The Politics of Medicine
- David Wandless
- May 12
- 4 min read
Updated: Jul 15
From the title alone you know - this is going to be a sexy one. Strap in.
The GMC says doctors should stay “relatively apolitical.”
We’re supposed to be impartial — especially in the UK, where the NHS is taxpayer-funded. The idea is that we must work with everyone, from every political stripe, to keep the system running. That we must remain neutral, professional, above the fray.
I get the reasoning. I even agree with the principle — to a point. But here’s my take:
it’s impossible to be truly apolitical — especially in medicine.
Now to be clear, we're talking Frontline here. I've been in meeting panels for Off-shoot Medicine adjacent organisations and NGOs who were fretting over their organisations stance on Anti-semitisim in the Labour party when, lets be frank, no-one gave a sh*t what they, specifically, thought about it - let alone the Labour Party or anyone remotely Jewish.
Healthcare though is political.
Working in the NHS is political.
Even hating political and staying out of it is a political act.
You don’t get to opt out just because the guidance says so - you don't get to avoid the house-fire by putting a Duvet over your head and humming "Don't Worry, be happy" to yourself.
If you care about how the system works (or doesn't), then by nature, you care about who’s steering the ship.
That’s politics.
Structural decisions — from funding cuts to workforce planning — directly affect clinical outcomes. Most of us on the ground already know: clinical care and political policy are inseparable.
The cold pedestal of the Clinician
When doctors are perceived as neutral and scientific these traits are weaponized by both campaigners and institutions. The “apolitical” doctor becomes a symbolic tool , a paragon, asupposedly unbiased figure whose silence or support can shape public health narratives in political campaigns. It's a sort of very elabourate damnation by fine praise that winds me up frankly.
I’ve known doctors who protest.
I’ve known doctors who advocate for causes beyond their remit.
I’ve know doctors who’ve run for office.
I’ve also known many more who’ve checked out completely — burnt out, bitter, exhausted.
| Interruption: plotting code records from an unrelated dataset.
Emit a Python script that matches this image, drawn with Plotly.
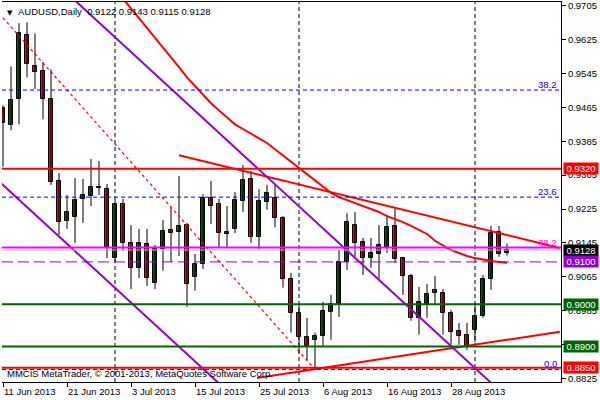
import plotly.graph_objects as go

# ---------------- data ----------------
dates = [
    "11 Jun 2013", "12 Jun 2013", "13 Jun 2013", "14 Jun 2013", "17 Jun 2013", "18 Jun 2013",
    "19 Jun 2013", "20 Jun 2013", "21 Jun 2013", "24 Jun 2013", "25 Jun 2013", "26 Jun 2013",
    "27 Jun 2013", "28 Jun 2013", "1 Jul 2013", "2 Jul 2013", "3 Jul 2013", "4 Jul 2013",
    "5 Jul 2013", "8 Jul 2013", "9 Jul 2013", "10 Jul 2013", "11 Jul 2013", "12 Jul 2013",
    "15 Jul 2013", "16 Jul 2013", "17 Jul 2013", "18 Jul 2013", "19 Jul 2013", "22 Jul 2013",
    "23 Jul 2013", "24 Jul 2013", "25 Jul 2013", "26 Jul 2013", "29 Jul 2013", "30 Jul 2013",
    "31 Jul 2013", "1 Aug 2013", "2 Aug 2013", "5 Aug 2013", "6 Aug 2013", "7 Aug 2013",
    "8 Aug 2013", "9 Aug 2013", "12 Aug 2013", "13 Aug 2013", "14 Aug 2013", "15 Aug 2013",
    "16 Aug 2013", "19 Aug 2013", "20 Aug 2013", "21 Aug 2013", "22 Aug 2013", "23 Aug 2013",
    "26 Aug 2013", "27 Aug 2013", "28 Aug 2013", "29 Aug 2013", "30 Aug 2013", "2 Sep 2013",
    "3 Sep 2013", "4 Sep 2013", "5 Sep 2013", "6 Sep 2013",
]

open_ = [0.9463, 0.9423, 0.9484, 0.9635, 0.9562, 0.9550, 0.9484, 0.9291, 0.9197, 0.9206,
         0.9249, 0.9256, 0.9274, 0.9272, 0.9109, 0.9237, 0.9145, 0.9086, 0.9142, 0.9050,
         0.9131, 0.9175, 0.9171, 0.9187, 0.9065, 0.9095, 0.9251, 0.9237, 0.9166, 0.9178,
         0.9244, 0.9296, 0.9159, 0.9241, 0.9251, 0.9204, 0.9060, 0.8980, 0.8923, 0.8916,
         0.8925, 0.8982, 0.9001, 0.9100, 0.9187, 0.9147, 0.9109, 0.9119, 0.9135, 0.9185,
         0.9109, 0.9067, 0.8968, 0.9001, 0.9034, 0.9027, 0.8980, 0.8937, 0.8928, 0.8940,
         0.8973, 0.9060, 0.9171, 0.9122]
high = [0.9470, 0.9562, 0.9664, 0.9666, 0.9640, 0.9572, 0.9555, 0.9310, 0.9258, 0.9298,
        0.9296, 0.9343, 0.9338, 0.9284, 0.9246, 0.9249, 0.9187, 0.9178, 0.9178, 0.9140,
        0.9199, 0.9230, 0.9303, 0.9192, 0.9119, 0.9260, 0.9291, 0.9249, 0.9232, 0.9265,
        0.9329, 0.9315, 0.9272, 0.9282, 0.9282, 0.9208, 0.9074, 0.8999, 0.8968, 0.8933,
        0.9006, 0.9022, 0.9128, 0.9215, 0.9218, 0.9157, 0.9157, 0.9187, 0.9211, 0.9227,
        0.9112, 0.9072, 0.9041, 0.9048, 0.9067, 0.9036, 0.8987, 0.8956, 0.8956, 0.9003,
        0.9069, 0.9185, 0.9185, 0.9143]
low = [0.9325, 0.9411, 0.9425, 0.9536, 0.9508, 0.9437, 0.9282, 0.9164, 0.9178, 0.9145,
       0.9192, 0.9232, 0.9258, 0.9109, 0.9100, 0.9126, 0.9036, 0.9062, 0.9043, 0.9036,
       0.9079, 0.9100, 0.9114, 0.8994, 0.9032, 0.9083, 0.9190, 0.9135, 0.9135, 0.9168,
       0.9218, 0.9145, 0.9131, 0.9223, 0.9182, 0.9039, 0.8933, 0.8885, 0.8867, 0.8847,
       0.8902, 0.8916, 0.8970, 0.9081, 0.9112, 0.9069, 0.9086, 0.9060, 0.9121, 0.9098,
       0.9022, 0.8961, 0.8928, 0.8968, 0.9001, 0.8928, 0.8904, 0.8904, 0.8892, 0.8911,
       0.8968, 0.9034, 0.9112, 0.9115]
close = [0.9428, 0.9482, 0.9640, 0.9567, 0.9548, 0.9484, 0.9289, 0.9194, 0.9218, 0.9246,
         0.9258, 0.9277, 0.9276, 0.9135, 0.9237, 0.9145, 0.9086, 0.9145, 0.9062, 0.9131,
         0.9173, 0.9168, 0.9185, 0.9048, 0.9095, 0.9251, 0.9232, 0.9168, 0.9171, 0.9246,
         0.9293, 0.9159, 0.9244, 0.9263, 0.9204, 0.9060, 0.8980, 0.8923, 0.8902, 0.8925,
         0.8984, 0.9001, 0.9100, 0.9194, 0.9145, 0.9109, 0.9121, 0.9140, 0.9182, 0.9107,
         0.9067, 0.8968, 0.9006, 0.9025, 0.9027, 0.8980, 0.8935, 0.8925, 0.8900, 0.8973,
         0.9060, 0.9168, 0.9119, 0.9128]

# moving average (red curve), undefined before 1 Jul
moving_avg = [None] * 14 + [
    0.9745, 0.9722, 0.9699, 0.9677, 0.9654, 0.9630, 0.9607, 0.9583, 0.9560, 0.9536,
    0.9515, 0.9494, 0.9475, 0.9458, 0.9442, 0.9425, 0.9414, 0.9402, 0.9392, 0.9381,
    0.9366, 0.9352, 0.9336, 0.9322, 0.9307, 0.9293, 0.9277, 0.9263, 0.9253, 0.9246,
    0.9239, 0.9232, 0.9225, 0.9218, 0.9208, 0.9201, 0.9194, 0.9185, 0.9175, 0.9166,
    0.9150, 0.9138, 0.9128, 0.9121, 0.9114, 0.9109, 0.9105, 0.9102, 0.9100, 0.9098]

# drawn objects: (bar index, price) anchor points
down_trend_x = [22, 69.6]
down_trend_y = [0.9352, 0.9133]
up_trend_x = [31.75, 69.6]
up_trend_y = [0.8826, 0.8935]
channel_upper_x = [8, 62]
channel_upper_y = [0.9735, 0.8797]
channel_lower_x = [-1, 27]
channel_lower_y = [0.9299, 0.8813]
fib_base_x = [-5, 39]
fib_base_y = [0.9783, 0.8846]

fib_levels = [("0.0", 0.8846), ("23.6", 0.9253), ("38.2", 0.9506)]
fib2_label, fib2_level = "38.2", 0.9134

red_levels = [0.9320, 0.8850]
green_levels = [0.9000, 0.8900]
purple_level = 0.9100
bid_price = 0.9128

price_ticks = [0.9705, 0.9625, 0.9545, 0.9465, 0.9385, 0.9305, 0.9225, 0.9145,
               0.9065, 0.8985, 0.8905, 0.8825]
date_ticks = ["11 Jun 2013", "21 Jun 2013", "3 Jul 2013", "15 Jul 2013",
              "25 Jul 2013", "6 Aug 2013", "16 Aug 2013", "28 Aug 2013"]
separators = ["1 Jul 2013", "1 Aug 2013", "2 Sep 2013"]

header = "AUDUSD,Daily\u00a0 0.9122 0.9143 0.9115 0.9128"
footer = "MMCIS MetaTrader, \u00a9 2001-2013, MetaQuotes Software Corp."

RED = "#FF0000"
GREEN = "#006400"
PURPLE = "#9400D3"
MAGENTA = "#FF00FF"
BLUE = "#0000FF"
FONT = "Liberation Sans, Arial, sans-serif"
FS = 9.5

# ---------------- figure ----------------
idx = list(range(len(dates)))
bull = [c >= o for o, c in zip(open_, close)]
body_base = [min(o, c) for o, c in zip(open_, close)]
body_h = [abs(c - o) for o, c in zip(open_, close)]
colors = [GREEN if b else RED for b in bull]

wick_x, wick_y = [], []
for i, l, h in zip(idx, low, high):
    wick_x += [i, i, None]
    wick_y += [l, h, None]

fig = go.Figure()
fig.add_trace(go.Scatter(x=wick_x, y=wick_y, mode="lines",
                         line=dict(color="black", width=1), hoverinfo="skip"))
fig.add_trace(go.Bar(x=idx, y=body_h, base=body_base, width=0.55,
                     marker=dict(color=colors, line=dict(color="black", width=1))))

fig.add_trace(go.Scatter(x=idx, y=moving_avg, mode="lines", line=dict(color=RED, width=2)))
fig.add_trace(go.Scatter(x=down_trend_x, y=down_trend_y, mode="lines", line=dict(color=RED, width=2)))
fig.add_trace(go.Scatter(x=up_trend_x, y=up_trend_y, mode="lines", line=dict(color=RED, width=2)))
fig.add_trace(go.Scatter(x=channel_upper_x, y=channel_upper_y, mode="lines", line=dict(color=PURPLE, width=2)))
fig.add_trace(go.Scatter(x=channel_lower_x, y=channel_lower_y, mode="lines", line=dict(color=PURPLE, width=2)))
fig.add_trace(go.Scatter(x=fib_base_x, y=fib_base_y, mode="lines",
                         line=dict(color=RED, width=1.2, dash="3px,3px")))

# period separators
for d in separators:
    k = dates.index(d)
    fig.add_shape(type="line", xref="x", x0=k, x1=k, yref="paper", y0=0, y1=1,
                  line=dict(color="black", width=1, dash="4px,3px"), layer="below")

def hline(v, color, width, dash="solid"):
    fig.add_shape(type="line", xref="paper", x0=0, x1=1, yref="y", y0=v, y1=v,
                  line=dict(color=color, width=width, dash=dash))

for name, v in fib_levels:
    hline(v, BLUE, 1, "4px,3px")
    fig.add_annotation(xref="paper", x=1, xanchor="right", xshift=-2,
                       yref="y", y=v, yanchor="bottom", yshift=-2, text=name,
                       showarrow=False, font=dict(family=FONT, size=FS, color=BLUE))
hline(bid_price, "#C0C0C0", 1)
hline(fib2_level, MAGENTA, 2)
fig.add_annotation(xref="paper", x=1, xanchor="right", xshift=-2,
                   yref="y", y=fib2_level, yanchor="bottom", yshift=-2, text=fib2_label,
                   showarrow=False, font=dict(family=FONT, size=FS, color=MAGENTA))
hline(purple_level, PURPLE, 1, "11px,5px")
for v in green_levels:
    hline(v, GREEN, 2)
for v in red_levels:
    hline(v, RED, 2)

# price tags on the right scale
tags = [(red_levels[0], RED), (bid_price, "#000000"), (purple_level, PURPLE),
        (green_levels[0], GREEN), (green_levels[1], GREEN), (red_levels[1], RED)]
for v, c in tags:
    fig.add_annotation(xref="paper", x=1, xanchor="left", xshift=2,
                       yref="y", y=v, yanchor="middle", text=f"{v:.4f}",
                       showarrow=False, bgcolor=c, borderpad=1, width=32, height=9,
                       align="center", font=dict(family=FONT, size=FS, color="white"))

# date labels (left aligned at their tick)
for d in date_ticks:
    fig.add_annotation(xref="x", x=dates.index(d), xanchor="left", xshift=-1,
                       yref="paper", y=0, yanchor="top", yshift=-2, text=d,
                       showarrow=False, font=dict(family=FONT, size=FS, color="black"))

fig.add_annotation(xref="paper", x=0, xanchor="left", xshift=3, yref="paper", y=1,
                   yanchor="top", yshift=-5, text="\u25bc", showarrow=False,
                   font=dict(family="DejaVu Sans", size=7, color="black"))
fig.add_annotation(xref="paper", x=0, xanchor="left", xshift=14, yref="paper", y=1,
                   yanchor="top", yshift=-2, text=header, showarrow=False,
                   font=dict(family=FONT, size=FS, color="black"))
fig.add_annotation(xref="paper", x=0, xanchor="left", xshift=3, yref="paper", y=0,
                   yanchor="bottom", yshift=1, text=footer, showarrow=False,
                   font=dict(family=FONT, size=FS, color="black"))

fig.update_layout(
    width=600, height=400,
    margin=dict(l=2, r=39, t=2, b=18, autoexpand=False),
    paper_bgcolor="white", plot_bgcolor="white",
    showlegend=False, bargap=0,
    font=dict(family=FONT, size=FS, color="black"),
    xaxis=dict(range=[-0.125, 69.75], showgrid=False, zeroline=False,
               showline=True, linecolor="black", linewidth=1, mirror=True,
               tickvals=[dates.index(d) for d in date_ticks], ticks="outside",
               ticklen=4, tickcolor="black", showticklabels=False, fixedrange=True),
    yaxis=dict(range=[0.88163, 0.97140], side="right", showgrid=False, zeroline=False,
               showline=True, linecolor="black", linewidth=1,
               tickvals=price_ticks, tickformat=".4f", ticks="outside", ticklen=4,
               tickcolor="black", tickfont=dict(family=FONT, size=FS, color="black")),
)

# the page's default 8px body margin would push the 600x400 figure off the window
fig.write_html("out.html", config={"displayModeBar": False},
               post_script="document.body.style.margin='0';document.body.style.overflow='hidden';")
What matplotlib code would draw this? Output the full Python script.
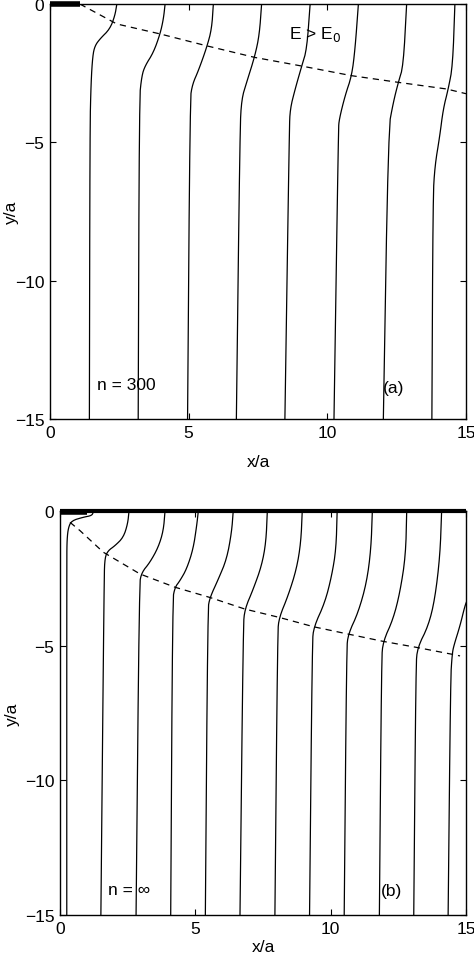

Even that is a political position, in its own way. NHS activism has often drawn on shared professional anger and bitterness, forging “solidarity” networks among burnt-out clinicians who’ve turned disillusionment into action.
The Back-benches of Medicine
It’s worth remembering that the NHS doesn’t operate in a vacuum. Every policy, funding cut, workforce shortage — it’s all downstream from decisions made by politicians. And a lot of those decisions aren’t made by clinicians, or even people with a healthcare background.
They’re made by managers, strategists, career politicians who’ve never written a prescription or stood in resus at 3 a.m covered in all manner of interesting fluids.
Cards on table - since you didn’t ask.
Personally, I’ve voted Labour for most of my adult life.
I vote SNP where I live, mostly to block the Tories — despite being sceptical of nationalism. My politics have shifted as I’ve aged and seen more of the system.
But the central belief I have has stayed the same:
The NHS is — and must remain by definition — a socialist project.
Because here’s the thing: you can’t run shared, life-saving resource like a business. That's like trying to ration and sell a parachute mid-fall — you can’t slice it into marketable chunks and still expect it to function.
A right-wing healthcare system is what you get in America: insurance-based, profit-driven, inequitable. If you can’t pay, you suffer and die. That’s not care. That’s capitalism with a stethoscope wrapped around your neck.
This risk was already apparent decades ago, when John Meadowcroft warned that increasing NHS marketization was not just inefficient, but fundamentally distorted by “government failure” and policy decisions made outside clinical expertise.
That was in 2008. Obama. Global Financial Crisis. F*****g Twilight movies for God's sake.
TL:DR
To work in the NHS and pretend politics don’t matter is naive at best, dangerous at worst.We’re not just passive participants. We are the system. And if we don’t speak up when it’s breaking, who will?
Now — should our politics influence how we treat patients? Absolutely not. You don’t get to withhold care based on someone’s political views - compassion must be universal. However that doesn’t mean we should silence ourselves outside the consultation room.
As List argues, medical neutrality has limits—particularly when silence can reinforce structural injustice. He makes the case that political activism and ethical care are not mutually exclusive, especially when the health of populations is directly influenced by social policy.
We need a broad church in medicine. We need dialogue, challenge, reform. We need people from all sides who agree on one thing: the NHS is worth protecting. That doesn’t require party loyalty. It requires principle.
I’m not running for Parliament - I'm too honest for that job. But I’m not going to pretend I’m neutral either. I care about this service. I care about the people in it.
So yes, I’m political. And so are you — whether you like it or not.